- [DATASET ENTRIES]
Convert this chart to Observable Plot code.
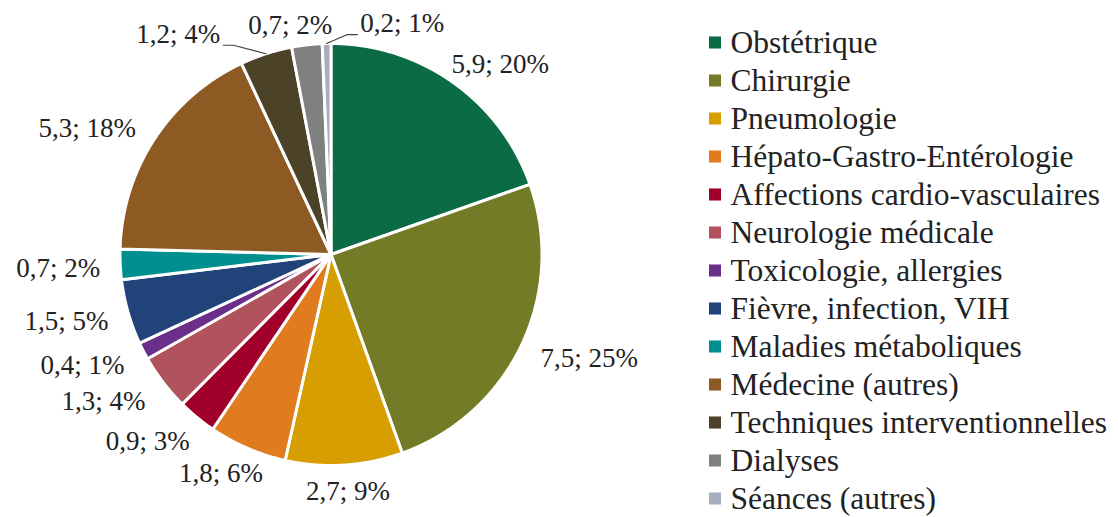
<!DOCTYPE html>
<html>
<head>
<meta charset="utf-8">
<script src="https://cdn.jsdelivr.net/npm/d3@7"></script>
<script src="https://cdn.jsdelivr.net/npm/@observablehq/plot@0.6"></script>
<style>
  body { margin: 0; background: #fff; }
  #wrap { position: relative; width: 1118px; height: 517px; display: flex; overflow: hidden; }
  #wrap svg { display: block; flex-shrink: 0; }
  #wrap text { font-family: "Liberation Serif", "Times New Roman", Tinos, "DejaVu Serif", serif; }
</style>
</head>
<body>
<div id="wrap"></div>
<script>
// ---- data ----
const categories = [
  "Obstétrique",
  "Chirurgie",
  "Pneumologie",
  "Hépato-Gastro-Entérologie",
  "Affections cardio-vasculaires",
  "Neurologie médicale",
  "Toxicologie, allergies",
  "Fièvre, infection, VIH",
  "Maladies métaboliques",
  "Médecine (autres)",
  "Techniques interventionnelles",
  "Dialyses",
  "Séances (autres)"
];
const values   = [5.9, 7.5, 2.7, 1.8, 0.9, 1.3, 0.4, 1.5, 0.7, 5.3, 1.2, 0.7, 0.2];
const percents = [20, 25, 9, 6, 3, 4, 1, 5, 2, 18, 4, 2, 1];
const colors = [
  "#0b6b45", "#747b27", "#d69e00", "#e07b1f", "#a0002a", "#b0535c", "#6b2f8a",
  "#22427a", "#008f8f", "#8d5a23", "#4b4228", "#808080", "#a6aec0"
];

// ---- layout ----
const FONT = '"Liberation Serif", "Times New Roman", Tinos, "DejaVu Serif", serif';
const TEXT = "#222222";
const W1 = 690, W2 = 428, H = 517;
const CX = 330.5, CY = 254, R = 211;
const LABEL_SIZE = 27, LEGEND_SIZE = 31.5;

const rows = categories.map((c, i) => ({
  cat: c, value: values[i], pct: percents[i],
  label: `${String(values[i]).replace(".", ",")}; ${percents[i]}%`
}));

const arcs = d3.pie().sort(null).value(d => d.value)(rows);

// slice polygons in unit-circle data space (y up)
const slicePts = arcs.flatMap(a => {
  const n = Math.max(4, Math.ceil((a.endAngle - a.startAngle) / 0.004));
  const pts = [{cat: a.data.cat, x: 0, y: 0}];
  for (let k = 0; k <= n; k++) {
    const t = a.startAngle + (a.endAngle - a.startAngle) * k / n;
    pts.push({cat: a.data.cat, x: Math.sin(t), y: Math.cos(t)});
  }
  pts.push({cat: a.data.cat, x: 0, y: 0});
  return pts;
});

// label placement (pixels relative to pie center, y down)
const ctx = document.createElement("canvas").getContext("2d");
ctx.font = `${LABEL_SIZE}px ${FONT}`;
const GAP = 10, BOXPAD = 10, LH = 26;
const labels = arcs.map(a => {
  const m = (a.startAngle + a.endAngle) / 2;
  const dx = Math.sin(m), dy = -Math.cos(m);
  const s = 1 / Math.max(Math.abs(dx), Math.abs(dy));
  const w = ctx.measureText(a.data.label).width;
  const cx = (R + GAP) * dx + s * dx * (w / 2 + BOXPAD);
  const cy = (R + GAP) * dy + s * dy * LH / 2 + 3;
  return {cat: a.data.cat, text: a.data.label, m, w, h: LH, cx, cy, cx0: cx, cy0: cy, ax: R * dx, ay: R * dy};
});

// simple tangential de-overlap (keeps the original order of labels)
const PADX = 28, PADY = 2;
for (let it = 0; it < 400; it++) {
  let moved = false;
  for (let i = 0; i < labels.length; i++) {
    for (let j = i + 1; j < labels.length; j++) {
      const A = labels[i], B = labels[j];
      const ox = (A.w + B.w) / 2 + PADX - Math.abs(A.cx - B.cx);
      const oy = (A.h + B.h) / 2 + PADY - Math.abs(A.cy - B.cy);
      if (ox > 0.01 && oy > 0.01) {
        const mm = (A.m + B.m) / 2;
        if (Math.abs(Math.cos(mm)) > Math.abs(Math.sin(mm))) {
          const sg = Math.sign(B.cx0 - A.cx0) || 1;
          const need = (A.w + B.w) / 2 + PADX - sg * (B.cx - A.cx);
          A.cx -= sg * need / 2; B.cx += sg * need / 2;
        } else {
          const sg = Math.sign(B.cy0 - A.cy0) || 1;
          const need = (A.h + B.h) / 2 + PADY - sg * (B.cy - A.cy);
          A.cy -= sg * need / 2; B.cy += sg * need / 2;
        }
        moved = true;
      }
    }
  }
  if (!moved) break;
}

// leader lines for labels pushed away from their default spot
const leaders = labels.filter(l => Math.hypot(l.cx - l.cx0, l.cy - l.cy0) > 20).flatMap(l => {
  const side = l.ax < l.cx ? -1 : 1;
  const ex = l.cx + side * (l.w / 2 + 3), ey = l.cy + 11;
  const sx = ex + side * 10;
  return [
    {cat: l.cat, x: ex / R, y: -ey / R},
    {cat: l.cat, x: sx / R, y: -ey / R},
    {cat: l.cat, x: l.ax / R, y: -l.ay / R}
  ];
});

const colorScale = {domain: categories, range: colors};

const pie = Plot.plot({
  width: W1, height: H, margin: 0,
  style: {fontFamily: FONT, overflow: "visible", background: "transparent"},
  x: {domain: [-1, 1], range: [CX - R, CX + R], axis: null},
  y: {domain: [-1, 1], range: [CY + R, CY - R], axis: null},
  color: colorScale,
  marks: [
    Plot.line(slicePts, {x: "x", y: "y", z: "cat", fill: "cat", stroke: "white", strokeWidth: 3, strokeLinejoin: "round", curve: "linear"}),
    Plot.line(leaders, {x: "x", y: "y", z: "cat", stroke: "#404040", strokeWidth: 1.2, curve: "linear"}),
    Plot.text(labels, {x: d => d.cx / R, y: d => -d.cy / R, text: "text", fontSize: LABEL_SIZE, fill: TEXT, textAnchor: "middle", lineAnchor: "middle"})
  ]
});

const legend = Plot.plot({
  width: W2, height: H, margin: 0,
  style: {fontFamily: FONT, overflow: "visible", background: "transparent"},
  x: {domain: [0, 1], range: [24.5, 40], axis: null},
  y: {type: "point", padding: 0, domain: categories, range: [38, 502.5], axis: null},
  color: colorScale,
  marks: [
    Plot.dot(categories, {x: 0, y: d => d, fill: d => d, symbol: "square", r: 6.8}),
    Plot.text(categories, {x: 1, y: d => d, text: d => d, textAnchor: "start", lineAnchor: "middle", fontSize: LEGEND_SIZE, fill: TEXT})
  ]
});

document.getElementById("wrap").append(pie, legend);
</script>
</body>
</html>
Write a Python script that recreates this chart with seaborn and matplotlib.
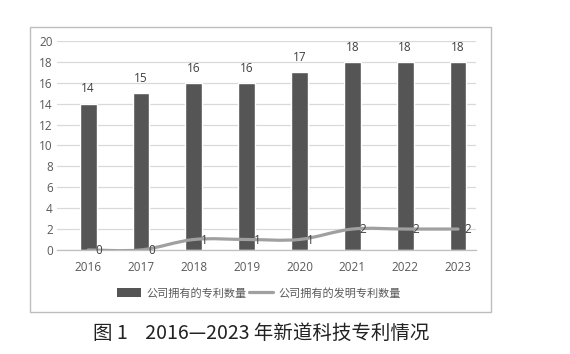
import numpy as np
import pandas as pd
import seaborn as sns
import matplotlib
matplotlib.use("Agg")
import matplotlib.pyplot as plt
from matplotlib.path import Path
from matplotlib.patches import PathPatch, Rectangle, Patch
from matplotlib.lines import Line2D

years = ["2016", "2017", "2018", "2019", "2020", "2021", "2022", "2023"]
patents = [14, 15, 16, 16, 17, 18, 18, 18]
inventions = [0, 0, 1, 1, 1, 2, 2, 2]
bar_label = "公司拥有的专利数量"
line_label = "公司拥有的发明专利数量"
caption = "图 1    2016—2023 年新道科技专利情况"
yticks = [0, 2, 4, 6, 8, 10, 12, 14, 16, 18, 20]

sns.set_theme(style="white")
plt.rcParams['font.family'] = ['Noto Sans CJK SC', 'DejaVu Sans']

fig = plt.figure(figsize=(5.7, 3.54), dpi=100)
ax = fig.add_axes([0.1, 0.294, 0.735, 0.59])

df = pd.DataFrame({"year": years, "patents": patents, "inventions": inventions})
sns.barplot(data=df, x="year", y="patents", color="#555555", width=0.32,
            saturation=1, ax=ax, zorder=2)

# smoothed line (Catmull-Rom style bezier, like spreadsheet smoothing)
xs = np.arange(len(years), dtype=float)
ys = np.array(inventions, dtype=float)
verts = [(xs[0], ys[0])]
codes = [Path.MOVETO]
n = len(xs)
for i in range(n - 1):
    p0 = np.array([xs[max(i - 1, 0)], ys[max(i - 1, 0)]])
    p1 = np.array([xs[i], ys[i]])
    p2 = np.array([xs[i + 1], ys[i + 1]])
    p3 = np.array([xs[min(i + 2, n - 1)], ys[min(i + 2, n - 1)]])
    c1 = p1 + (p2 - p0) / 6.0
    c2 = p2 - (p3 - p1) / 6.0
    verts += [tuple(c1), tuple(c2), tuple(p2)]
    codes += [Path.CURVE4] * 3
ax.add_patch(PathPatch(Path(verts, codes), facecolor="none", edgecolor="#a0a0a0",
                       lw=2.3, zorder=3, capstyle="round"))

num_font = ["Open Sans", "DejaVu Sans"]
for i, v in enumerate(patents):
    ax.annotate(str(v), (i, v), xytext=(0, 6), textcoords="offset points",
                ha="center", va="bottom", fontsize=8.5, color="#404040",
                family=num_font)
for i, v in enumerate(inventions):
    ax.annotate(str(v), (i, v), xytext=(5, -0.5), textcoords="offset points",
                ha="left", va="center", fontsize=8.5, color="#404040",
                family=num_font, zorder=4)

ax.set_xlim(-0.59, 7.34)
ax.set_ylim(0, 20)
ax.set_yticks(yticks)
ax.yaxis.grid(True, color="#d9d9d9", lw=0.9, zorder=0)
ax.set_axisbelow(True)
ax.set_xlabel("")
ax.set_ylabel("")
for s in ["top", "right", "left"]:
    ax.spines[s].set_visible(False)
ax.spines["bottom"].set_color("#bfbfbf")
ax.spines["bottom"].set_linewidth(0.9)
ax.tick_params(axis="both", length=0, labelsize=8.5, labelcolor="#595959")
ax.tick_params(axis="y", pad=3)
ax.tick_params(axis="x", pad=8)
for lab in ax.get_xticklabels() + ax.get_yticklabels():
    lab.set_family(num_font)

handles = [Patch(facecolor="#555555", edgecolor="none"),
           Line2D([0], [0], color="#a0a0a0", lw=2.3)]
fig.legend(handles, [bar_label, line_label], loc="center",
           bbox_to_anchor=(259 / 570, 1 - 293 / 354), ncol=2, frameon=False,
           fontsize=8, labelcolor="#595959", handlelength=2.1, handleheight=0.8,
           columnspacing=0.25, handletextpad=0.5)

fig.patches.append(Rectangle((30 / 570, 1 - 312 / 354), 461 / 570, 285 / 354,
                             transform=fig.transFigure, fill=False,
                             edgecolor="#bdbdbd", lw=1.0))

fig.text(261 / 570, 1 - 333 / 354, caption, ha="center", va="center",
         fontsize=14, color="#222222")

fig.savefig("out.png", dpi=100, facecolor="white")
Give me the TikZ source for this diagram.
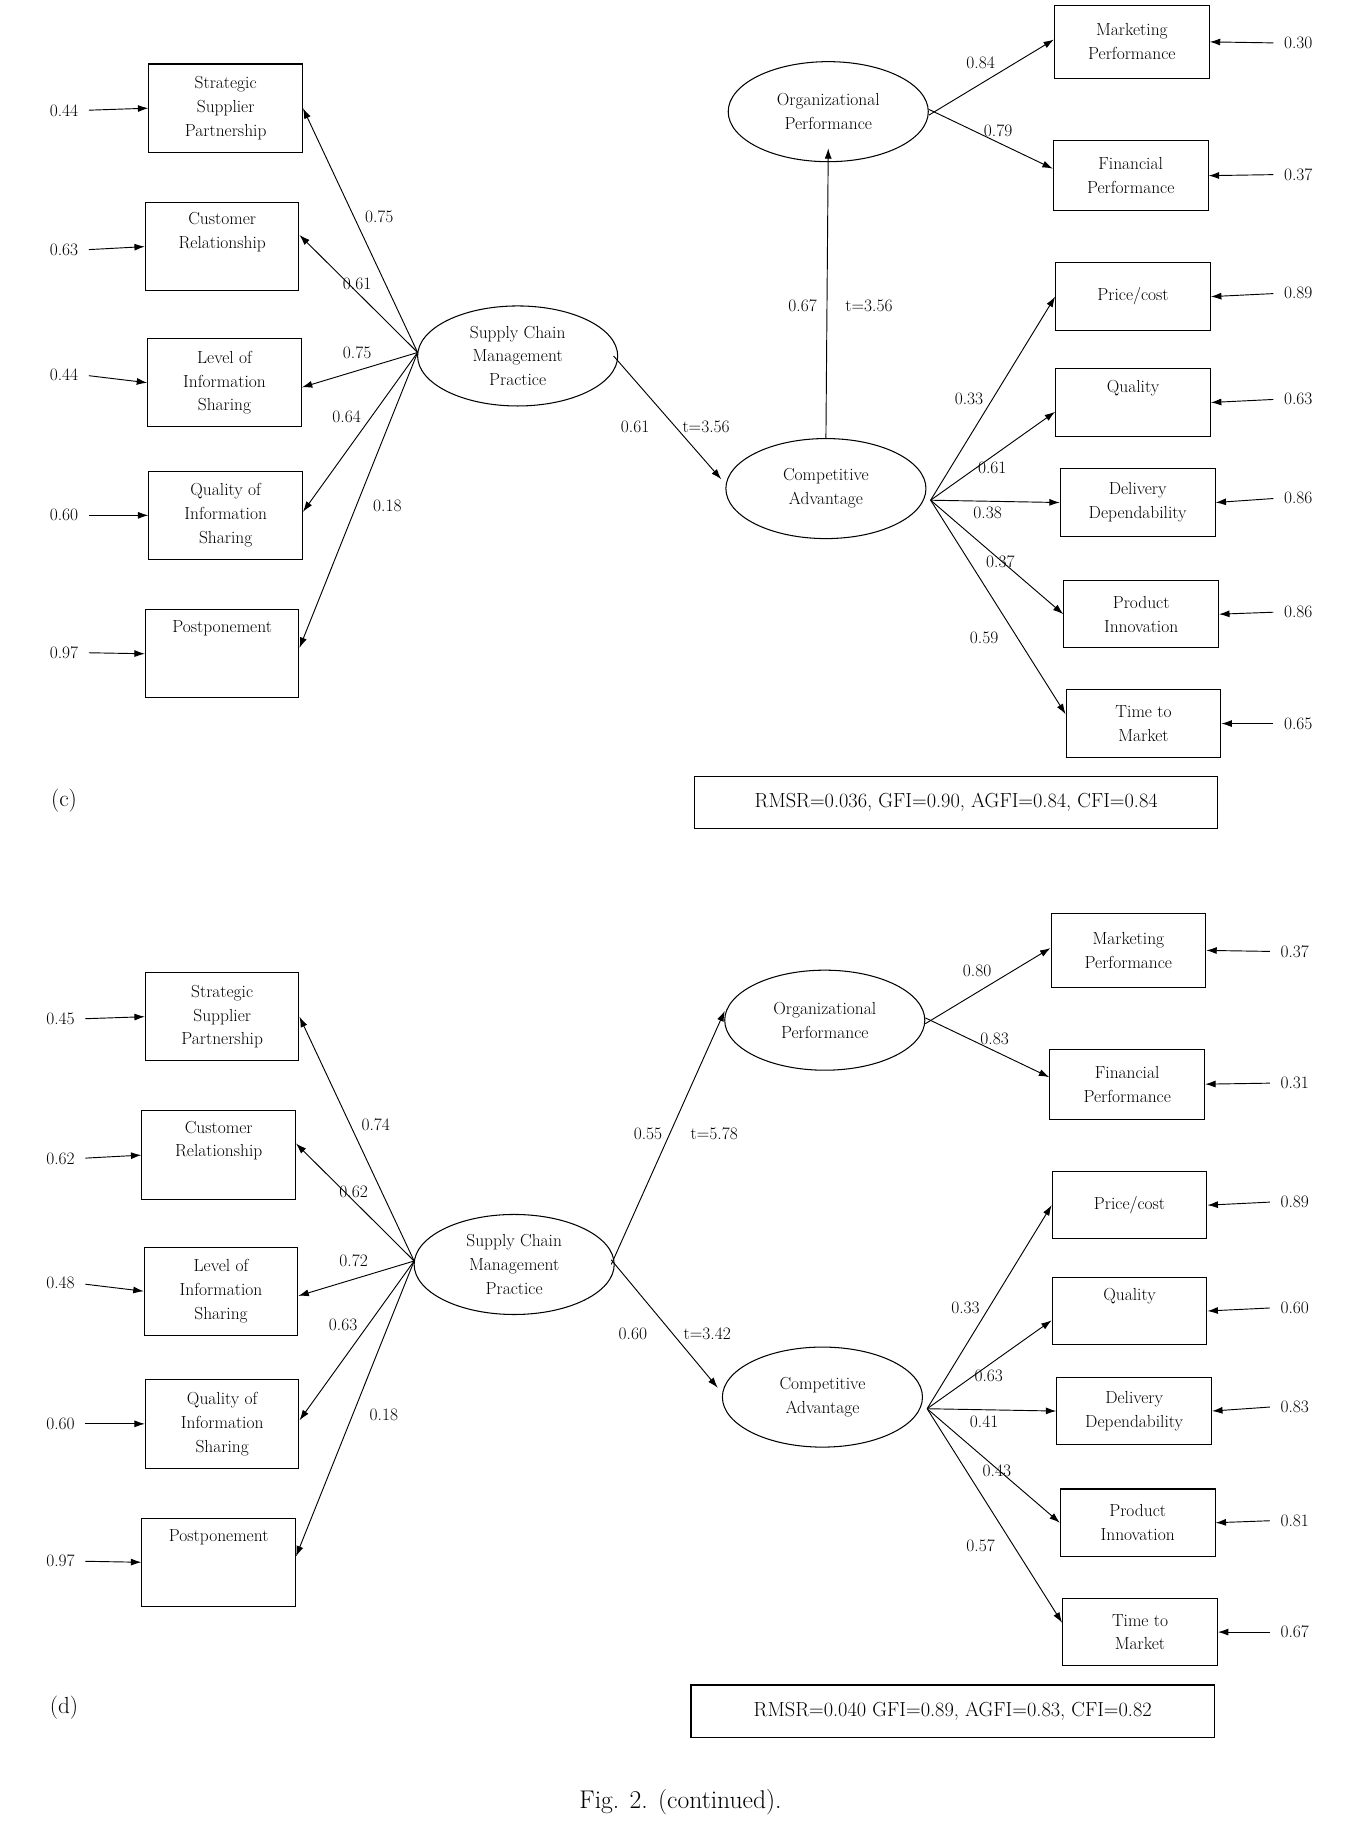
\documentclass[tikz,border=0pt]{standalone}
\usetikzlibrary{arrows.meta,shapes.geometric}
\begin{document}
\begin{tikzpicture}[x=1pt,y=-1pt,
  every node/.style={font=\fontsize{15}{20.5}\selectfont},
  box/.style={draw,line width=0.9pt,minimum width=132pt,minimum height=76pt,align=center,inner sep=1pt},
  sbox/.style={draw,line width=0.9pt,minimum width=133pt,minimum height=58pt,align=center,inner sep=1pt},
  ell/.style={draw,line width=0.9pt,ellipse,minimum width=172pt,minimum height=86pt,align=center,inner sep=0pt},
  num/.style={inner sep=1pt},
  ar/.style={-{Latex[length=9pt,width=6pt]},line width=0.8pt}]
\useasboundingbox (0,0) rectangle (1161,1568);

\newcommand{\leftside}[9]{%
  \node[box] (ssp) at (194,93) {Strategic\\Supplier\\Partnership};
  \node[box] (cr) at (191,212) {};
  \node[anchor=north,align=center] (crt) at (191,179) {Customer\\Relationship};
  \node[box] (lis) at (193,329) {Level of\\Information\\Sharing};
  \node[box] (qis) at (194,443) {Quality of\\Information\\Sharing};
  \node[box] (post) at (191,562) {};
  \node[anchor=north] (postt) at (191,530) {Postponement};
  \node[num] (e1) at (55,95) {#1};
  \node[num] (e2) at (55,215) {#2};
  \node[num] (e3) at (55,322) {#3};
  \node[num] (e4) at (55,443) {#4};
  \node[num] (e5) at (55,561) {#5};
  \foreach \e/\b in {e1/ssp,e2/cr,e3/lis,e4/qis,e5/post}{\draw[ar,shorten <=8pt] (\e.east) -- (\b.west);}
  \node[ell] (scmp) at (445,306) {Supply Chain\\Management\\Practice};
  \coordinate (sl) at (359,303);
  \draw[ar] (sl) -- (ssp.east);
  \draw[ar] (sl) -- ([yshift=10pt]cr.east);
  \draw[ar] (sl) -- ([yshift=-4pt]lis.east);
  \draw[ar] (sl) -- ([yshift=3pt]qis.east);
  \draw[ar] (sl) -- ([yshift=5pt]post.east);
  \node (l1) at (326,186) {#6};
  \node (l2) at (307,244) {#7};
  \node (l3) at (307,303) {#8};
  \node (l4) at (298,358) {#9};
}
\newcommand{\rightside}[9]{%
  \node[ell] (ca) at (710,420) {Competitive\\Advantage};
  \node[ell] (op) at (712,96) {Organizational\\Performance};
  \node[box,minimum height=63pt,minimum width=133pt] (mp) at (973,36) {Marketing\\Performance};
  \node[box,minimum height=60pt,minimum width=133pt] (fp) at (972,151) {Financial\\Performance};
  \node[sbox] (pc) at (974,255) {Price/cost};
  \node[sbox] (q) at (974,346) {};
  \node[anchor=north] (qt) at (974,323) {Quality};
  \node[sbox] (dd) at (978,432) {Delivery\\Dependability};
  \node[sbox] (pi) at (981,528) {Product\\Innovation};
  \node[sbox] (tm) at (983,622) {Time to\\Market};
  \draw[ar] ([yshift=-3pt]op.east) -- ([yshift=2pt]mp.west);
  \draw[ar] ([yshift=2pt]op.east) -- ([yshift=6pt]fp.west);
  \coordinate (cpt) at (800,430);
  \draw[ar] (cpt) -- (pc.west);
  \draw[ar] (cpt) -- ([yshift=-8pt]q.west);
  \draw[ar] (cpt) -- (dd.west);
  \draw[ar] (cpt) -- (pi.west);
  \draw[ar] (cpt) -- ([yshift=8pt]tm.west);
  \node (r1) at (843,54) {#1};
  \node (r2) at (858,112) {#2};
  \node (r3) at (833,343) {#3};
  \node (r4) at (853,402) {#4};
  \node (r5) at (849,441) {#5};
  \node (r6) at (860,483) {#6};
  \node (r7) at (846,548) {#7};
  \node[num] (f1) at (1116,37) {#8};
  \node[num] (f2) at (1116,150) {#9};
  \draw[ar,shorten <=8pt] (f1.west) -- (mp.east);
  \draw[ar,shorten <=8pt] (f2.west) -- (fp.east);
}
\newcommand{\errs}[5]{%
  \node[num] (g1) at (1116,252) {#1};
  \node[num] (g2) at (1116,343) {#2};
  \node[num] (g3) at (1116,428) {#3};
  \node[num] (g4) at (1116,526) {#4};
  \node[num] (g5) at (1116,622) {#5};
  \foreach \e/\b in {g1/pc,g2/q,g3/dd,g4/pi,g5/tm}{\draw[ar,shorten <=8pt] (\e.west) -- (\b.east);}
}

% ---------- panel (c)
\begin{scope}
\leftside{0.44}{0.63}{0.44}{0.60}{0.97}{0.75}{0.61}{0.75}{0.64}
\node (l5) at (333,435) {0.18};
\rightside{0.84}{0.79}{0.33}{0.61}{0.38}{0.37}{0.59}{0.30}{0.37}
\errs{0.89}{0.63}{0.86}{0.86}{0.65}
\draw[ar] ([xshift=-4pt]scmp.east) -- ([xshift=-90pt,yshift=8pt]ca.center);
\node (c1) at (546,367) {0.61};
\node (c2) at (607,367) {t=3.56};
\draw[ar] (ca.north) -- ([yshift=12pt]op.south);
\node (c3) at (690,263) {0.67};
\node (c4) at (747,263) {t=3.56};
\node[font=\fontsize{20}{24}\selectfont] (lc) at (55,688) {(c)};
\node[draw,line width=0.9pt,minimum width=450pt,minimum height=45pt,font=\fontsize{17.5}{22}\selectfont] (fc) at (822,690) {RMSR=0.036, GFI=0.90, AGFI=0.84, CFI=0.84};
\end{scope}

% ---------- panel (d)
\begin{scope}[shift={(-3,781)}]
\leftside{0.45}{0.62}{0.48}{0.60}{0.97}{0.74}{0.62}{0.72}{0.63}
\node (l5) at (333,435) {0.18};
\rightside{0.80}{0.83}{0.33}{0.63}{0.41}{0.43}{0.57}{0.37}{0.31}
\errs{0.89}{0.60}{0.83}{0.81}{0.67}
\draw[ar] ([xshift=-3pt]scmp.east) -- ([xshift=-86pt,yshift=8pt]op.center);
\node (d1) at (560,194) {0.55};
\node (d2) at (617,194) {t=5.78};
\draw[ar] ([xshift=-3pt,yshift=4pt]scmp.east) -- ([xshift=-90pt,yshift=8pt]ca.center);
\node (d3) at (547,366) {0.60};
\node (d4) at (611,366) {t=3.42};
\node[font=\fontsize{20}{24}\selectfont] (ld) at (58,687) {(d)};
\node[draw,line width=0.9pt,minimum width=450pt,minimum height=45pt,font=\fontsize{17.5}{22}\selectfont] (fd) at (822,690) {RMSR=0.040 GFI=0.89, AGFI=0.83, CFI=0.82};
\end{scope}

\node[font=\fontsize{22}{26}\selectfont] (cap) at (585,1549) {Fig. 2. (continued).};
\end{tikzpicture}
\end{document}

- [STATED EXERCISE] Only the lines from the one with "Write a Python" through the one with "plt.rcParams['font.family'] = ['Noto", both included, go in the copy, exactly as written. Leave the pictures behind.

- [WRITTEN REPLY]
Write a Python script that recreates this chart with seaborn and matplotlib.
import numpy as np
import pandas as pd
import seaborn as sns
import matplotlib
matplotlib.use("Agg")
import matplotlib.pyplot as plt
from matplotlib.path import Path
from matplotlib.patches import PathPatch, Rectangle, Patch
from matplotlib.lines import Line2D

years = ["2016", "2017", "2018", "2019", "2020", "2021", "2022", "2023"]
patents = [14, 15, 16, 16, 17, 18, 18, 18]
inventions = [0, 0, 1, 1, 1, 2, 2, 2]
bar_label = "公司拥有的专利数量"
line_label = "公司拥有的发明专利数量"
caption = "图 1    2016—2023 年新道科技专利情况"
yticks = [0, 2, 4, 6, 8, 10, 12, 14, 16, 18, 20]

sns.set_theme(style="white")
plt.rcParams['font.family'] = ['Noto Sans CJK SC', 'DejaVu Sans']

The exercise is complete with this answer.